3. Local option already available . When the 1986 Bradley
bill proposed hiking the county survey monument
preservation user fee from $10 to $15, the Senate Local
Government Committee instead amended the bill to recognize
county supervisors' ability to raise the fee above the
statutory cap of $10 as long as county officials show that
the higher fee didn't exceed the county's reasonable
service costs. If a county's current fee doesn't cover a
county's costs of preserving survey monuments, the county
surveyor can ask the board of supervisors to raise the fee
and generate more money. Instead of widening the base as
proposed by AB 1919, shouldn't local officials use current
law to raise the fee?
4. Recorders too . Current law expressly prohibits
spending money in the survey monument preservation fund for
any other purpose than preserving monuments. Faced with
county fiscal pressures and budget shortfalls, county
recorders want ways to pay for their state-mandated costs.
AB 1919 allows county recorders to recover their
administrative costs before depositing the balance in the
protected fund. The bill caps this diversion at 10%. The
Committee may wish to consider reducing the limit on
administrative costs to 5% or even lower.

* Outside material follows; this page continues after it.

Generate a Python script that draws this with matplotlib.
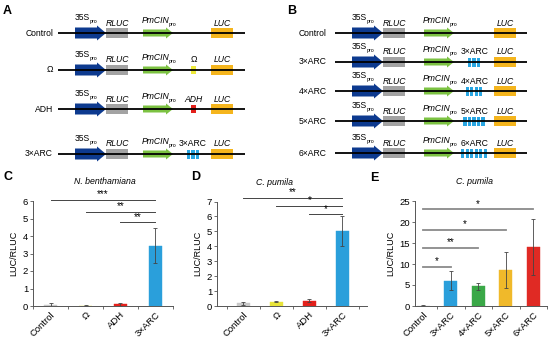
import matplotlib.pyplot as plt
from matplotlib.patches import Polygon, Rectangle

plt.rcParams['font.family'] = ['Liberation Sans', 'DejaVu Sans']

# --- data ---
c_labels = ['Control', 'Ω', 'ADH', '3×ARC']
c_values = [0.05, 0.02, 0.1, 3.45]
c_errors = [0.1, 0.02, 0.1, 1.0]
c_sig = [(0, 3, 6.06, '***'), (1, 3, 5.37, '**'), (2, 3, 4.78, '**')]

d_labels = ['Control', 'Ω', 'ADH', '3×ARC']
d_values = [0.2, 0.3, 0.35, 5.0]
d_errors = [0.1, 0.06, 0.1, 1.0]
d_sig = [(0, 3, 7.25, '**'), (1, 3, 6.7, '*'), (2, 3, 6.15, '*')]

e_labels = ['Control', '3×ARC', '4×ARC', '5×ARC', '6×ARC']
e_values = [0.1, 6.0, 4.7, 8.6, 14.0]
e_errors = [0.05, 2.3, 0.8, 4.2, 6.7]
e_sig = [(0, 1, 9.4, '*'), (0, 2, 13.8, '**'), (0, 3, 18.1, '*'), (0, 4, 23.0, '*')]

a_rows = ['Control', 'Ω', 'ADH', '3×ARC']
b_rows = ['Control', '3×ARC', '4×ARC', '5×ARC', '6×ARC']
b_arc_counts = [0, 3, 4, 5, 6]

col_35s = '#0d3a8f'
col_rluc = '#a3a3a3'
col_pmcin = '#7cc242'
col_luc = '#f5b51d'
col_arc = '#29a6e2'
col_omega = '#eeea3a'
col_adh = '#e3201b'

FS = 6.2

fig = plt.figure(figsize=(5.5, 3.37), dpi=100)

# schematic canvas in pixel coords
sk = fig.add_axes([0, 0, 1, 1])
sk.set_xlim(0, 550)
sk.set_ylim(337, 0)
sk.axis('off')


def arrow(x0, x1, y, head, hb, hh, color):
    xs = x1 - head
    pts = [(x0, y - hb), (xs, y - hb), (xs, y - hh), (x1, y),
           (xs, y + hh), (xs, y + hb), (x0, y + hb)]
    sk.add_patch(Polygon(pts, closed=True, color=color, lw=0))


def box(x0, x1, y, h, color):
    sk.add_patch(Rectangle((x0, y - h), x1 - x0, 2 * h, color=color, lw=0))


def arcs(cx, y, n):
    pitch = 4.5
    w = 3.2
    start = cx - (pitch * (n - 1) + w) / 2
    for i in range(n):
        box(start + i * pitch, start + i * pitch + w, y, 4.5, col_arc)


def with_pro(x, y, s, italic):
    t = sk.text(x, y, s, fontsize=FS, style='italic' if italic else 'normal',
                va='baseline')
    sk.annotate('pro', xy=(0.96, 0.08), xycoords=t, fontsize=3.8,
                va='center', ha='left')


def construct(y, x0, x1, p35, rl, pm, lu):
    sk.plot([x0, x1], [y, y], color='black', lw=1.3, solid_capstyle='butt')
    arrow(p35, p35 + 31, y, 9, 5.5, 7.5, col_35s)
    box(rl, rl + 22, y, 5, col_rluc)
    arrow(pm, pm + 30, y, 7, 3.5, 5.5, col_pmcin)
    box(lu, lu + 22, y, 5, col_luc)
    with_pro(p35, y - 13, '35S', False)
    sk.text(rl + 11, y - 7.5, 'RLUC', fontsize=FS, style='italic',
            ha='center', va='baseline')
    with_pro(pm - 1, y - 10, 'PmCIN', True)
    sk.text(lu + 11, y - 7.5, 'LUC', fontsize=FS, style='italic',
            ha='center', va='baseline')


# panel A
a_y = [33, 70, 109, 154]
for name, y in zip(a_rows, a_y):
    construct(y, 58, 245, 75, 106, 143, 211)
    sk.text(53, y, name, fontsize=FS, ha='right', va='center')
    if name == 'Ω':
        box(191, 196, y, 4, col_omega)
        sk.text(193.5, y - 7.5, 'Ω', fontsize=FS, ha='center', va='baseline')
    elif name == 'ADH':
        box(191, 196, y, 4, col_adh)
        sk.text(193.5, y - 7.5, 'ADH', fontsize=FS, style='italic',
                ha='center', va='baseline')
    elif name == '3×ARC':
        arcs(193, y, 3)
        sk.text(193, y - 7.5, '3×ARC', fontsize=FS, ha='center',
                va='baseline')

# panel B
b_y = [33, 62, 91, 121, 153]
for name, n, y in zip(b_rows, b_arc_counts, b_y):
    construct(y, 335, 527, 352, 383, 424, 494)
    sk.text(299, y, name, fontsize=FS, ha='left', va='center')
    if n:
        arcs(474, y, n)
        sk.text(475, y - 7.5, name, fontsize=FS, ha='center', va='baseline')

for letter, x, y in [('A', 3, 11), ('B', 287, 11), ('C', 3, 177),
                     ('D', 191, 177), ('E', 370, 178)]:
    sk.text(x, y, letter, fontsize=9, fontweight='bold', va='center')


def bar_panel(rect, labels, values, errors, colors, ymax, ystep, xlim,
              width, sig, title, tx, sig_style):
    l, t, r, b = rect
    ax = fig.add_axes([l / 550, 1 - b / 337, (r - l) / 550, (b - t) / 337])
    xs = list(range(len(labels)))
    ax.bar(xs, values, width=width, color=colors, edgecolor=colors, lw=0.3)
    ax.errorbar(xs, values, yerr=errors, fmt='none', ecolor='#444444',
                elinewidth=0.6, capsize=1.5, capthick=0.6)
    ax.set_xlim(*xlim)
    ax.set_ylim(0, ymax)
    ax.set_yticks(range(0, ymax + 1, ystep))
    ax.set_xticks(xs)
    ax.set_xticklabels(labels, rotation=45, ha='right',
                       rotation_mode='anchor')
    ax.set_xticks([k + 0.5 for k in range(-1, len(labels))
                   if xlim[0] <= k + 0.5 <= xlim[1]], minor=True)
    ax.tick_params(axis='x', which='major', length=0, labelsize=6.8, pad=3)
    ax.tick_params(axis='x', which='minor', length=2, width=0.6,
                   color='#555555')
    ax.tick_params(axis='y', length=2, width=0.6, labelsize=6.8, pad=1.5,
                   color='#555555')
    for s in ['top', 'right']:
        ax.spines[s].set_visible(False)
    for s in ['left', 'bottom']:
        ax.spines[s].set_color('#555555')
        ax.spines[s].set_linewidth(0.7)
    ax.set_ylabel('LUC/RLUC', fontsize=6.5, labelpad=3)
    lc, lw = sig_style
    for i, j, h, stars in sig:
        ax.plot([i, j], [h, h], color=lc, lw=lw, clip_on=False)
        ax.text((i + j) / 2, h + ymax * 0.005, stars, fontsize=7,
                ha='center', va='bottom')
    sk.text(tx, t - 19, title, fontsize=6.3, style='italic',
            ha='center', va='center')
    return ax


bar_panel((33, 201, 173, 306), c_labels, c_values, c_errors,
          ['#c9c9c9', '#e8e43a', '#e3201b', '#2a9fdb'], 6, 1, (-0.5, 3.5),
          0.35, c_sig, 'N. benthamiana', 105, ('#444444', 0.7))
bar_panel((217, 201.5, 367, 306), d_labels, d_values, d_errors,
          ['#c9c9c9', '#e8e43a', '#e3201b', '#2a9fdb'], 7, 1, (-0.8, 3.75),
          0.4, d_sig, 'C. pumila', 275, ('#444444', 0.7))
bar_panel((415, 201, 547, 306), e_labels, e_values, e_errors,
          ['#c9c9c9', '#2a9fdb', '#3aa847', '#f0b92a', '#e02a24'], 25, 5,
          (-0.3, 4.5), 0.46, e_sig, 'C. pumila', 475, ('#8a8a8a', 1.3))

fig.savefig('out.png', dpi=100)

What are the
county recorders' real costs of collecting and forwarding
checks to the county treasurers?
Assembly Actions
Assembly Local Government Committee: 6-2
Assembly Floor, passage refused: 40-32
Assembly Floor, reconsideration: 45-28
Assembly Floor: 43-33
Support and Opposition (6/24/10)
Support : City of Los Angeles, California Land Surveyors
Association, County Recorders Association of California,
California State Association of Counties, Regional Council
AB 1919 -- 6/21/10 -- Page 4
of Rural Counties, Counties of Butte and Humboldt.
Opposition : California Association of Realtors.